> _WHAT YOU WILL DO_
Reproduce all of the material exactly as shown.

> _DATA SEGMENT_
● ● ● ● ● ● ●

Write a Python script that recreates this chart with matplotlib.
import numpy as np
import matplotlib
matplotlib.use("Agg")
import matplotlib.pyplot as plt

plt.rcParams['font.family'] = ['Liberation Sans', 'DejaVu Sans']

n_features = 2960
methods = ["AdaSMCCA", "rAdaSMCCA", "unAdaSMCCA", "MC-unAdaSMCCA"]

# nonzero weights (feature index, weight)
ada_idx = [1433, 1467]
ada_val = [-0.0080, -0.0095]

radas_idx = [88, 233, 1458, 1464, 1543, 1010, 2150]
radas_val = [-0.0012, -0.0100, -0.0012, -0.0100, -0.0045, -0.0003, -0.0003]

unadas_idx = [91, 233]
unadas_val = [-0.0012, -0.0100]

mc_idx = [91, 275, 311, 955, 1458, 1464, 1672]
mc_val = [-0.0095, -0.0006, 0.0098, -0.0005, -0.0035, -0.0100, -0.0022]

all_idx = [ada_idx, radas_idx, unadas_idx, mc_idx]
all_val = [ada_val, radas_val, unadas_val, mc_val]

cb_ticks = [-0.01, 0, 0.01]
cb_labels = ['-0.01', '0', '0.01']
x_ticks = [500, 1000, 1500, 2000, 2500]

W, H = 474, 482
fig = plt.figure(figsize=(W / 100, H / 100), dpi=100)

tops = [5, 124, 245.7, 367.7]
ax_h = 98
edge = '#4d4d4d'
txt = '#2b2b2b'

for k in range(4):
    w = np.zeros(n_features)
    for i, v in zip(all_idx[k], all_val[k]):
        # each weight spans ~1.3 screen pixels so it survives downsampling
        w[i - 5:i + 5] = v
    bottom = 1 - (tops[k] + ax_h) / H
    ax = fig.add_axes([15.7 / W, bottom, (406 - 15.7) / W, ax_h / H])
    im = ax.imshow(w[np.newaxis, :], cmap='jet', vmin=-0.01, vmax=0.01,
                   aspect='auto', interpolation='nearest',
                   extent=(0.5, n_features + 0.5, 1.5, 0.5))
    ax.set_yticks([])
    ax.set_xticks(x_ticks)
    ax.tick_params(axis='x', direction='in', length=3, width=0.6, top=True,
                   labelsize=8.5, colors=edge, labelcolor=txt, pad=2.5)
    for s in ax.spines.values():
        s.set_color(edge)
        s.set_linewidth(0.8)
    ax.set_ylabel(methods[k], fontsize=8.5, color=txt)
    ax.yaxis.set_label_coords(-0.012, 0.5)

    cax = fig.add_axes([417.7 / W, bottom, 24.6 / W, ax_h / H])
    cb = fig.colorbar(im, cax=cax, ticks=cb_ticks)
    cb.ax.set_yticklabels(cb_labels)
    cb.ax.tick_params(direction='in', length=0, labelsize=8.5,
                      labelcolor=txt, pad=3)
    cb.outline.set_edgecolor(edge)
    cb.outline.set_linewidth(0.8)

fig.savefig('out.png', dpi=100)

● ● ● ● ● ● ●

> _ANSWER TO THE EXERCISE_
Write a Python script that recreates this chart with matplotlib.
import numpy as np
import matplotlib
matplotlib.use("Agg")
import matplotlib.pyplot as plt

plt.rcParams['font.family'] = ['Liberation Sans', 'DejaVu Sans']

n_features = 2960
methods = ["AdaSMCCA", "rAdaSMCCA", "unAdaSMCCA", "MC-unAdaSMCCA"]

# nonzero weights (feature index, weight)
ada_idx = [1433, 1467]
ada_val = [-0.0080, -0.0095]

radas_idx = [88, 233, 1458, 1464, 1543, 1010, 2150]
radas_val = [-0.0012, -0.0100, -0.0012, -0.0100, -0.0045, -0.0003, -0.0003]

unadas_idx = [91, 233]
unadas_val = [-0.0012, -0.0100]

mc_idx = [91, 275, 311, 955, 1458, 1464, 1672]
mc_val = [-0.0095, -0.0006, 0.0098, -0.0005, -0.0035, -0.0100, -0.0022]

all_idx = [ada_idx, radas_idx, unadas_idx, mc_idx]
all_val = [ada_val, radas_val, unadas_val, mc_val]

cb_ticks = [-0.01, 0, 0.01]
cb_labels = ['-0.01', '0', '0.01']
x_ticks = [500, 1000, 1500, 2000, 2500]

W, H = 474, 482
fig = plt.figure(figsize=(W / 100, H / 100), dpi=100)

tops = [5, 124, 245.7, 367.7]
ax_h = 98
edge = '#4d4d4d'
txt = '#2b2b2b'

for k in range(4):
    w = np.zeros(n_features)
    for i, v in zip(all_idx[k], all_val[k]):
        # each weight spans ~1.3 screen pixels so it survives downsampling
        w[i - 5:i + 5] = v
    bottom = 1 - (tops[k] + ax_h) / H
    ax = fig.add_axes([15.7 / W, bottom, (406 - 15.7) / W, ax_h / H])
    im = ax.imshow(w[np.newaxis, :], cmap='jet', vmin=-0.01, vmax=0.01,
                   aspect='auto', interpolation='nearest',
                   extent=(0.5, n_features + 0.5, 1.5, 0.5))
    ax.set_yticks([])
    ax.set_xticks(x_ticks)
    ax.tick_params(axis='x', direction='in', length=3, width=0.6, top=True,
                   labelsize=8.5, colors=edge, labelcolor=txt, pad=2.5)
    for s in ax.spines.values():
        s.set_color(edge)
        s.set_linewidth(0.8)
    ax.set_ylabel(methods[k], fontsize=8.5, color=txt)
    ax.yaxis.set_label_coords(-0.012, 0.5)

    cax = fig.add_axes([417.7 / W, bottom, 24.6 / W, ax_h / H])
    cb = fig.colorbar(im, cax=cax, ticks=cb_ticks)
    cb.ax.set_yticklabels(cb_labels)
    cb.ax.tick_params(direction='in', length=0, labelsize=8.5,
                      labelcolor=txt, pad=3)
    cb.outline.set_edgecolor(edge)
    cb.outline.set_linewidth(0.8)

fig.savefig('out.png', dpi=100)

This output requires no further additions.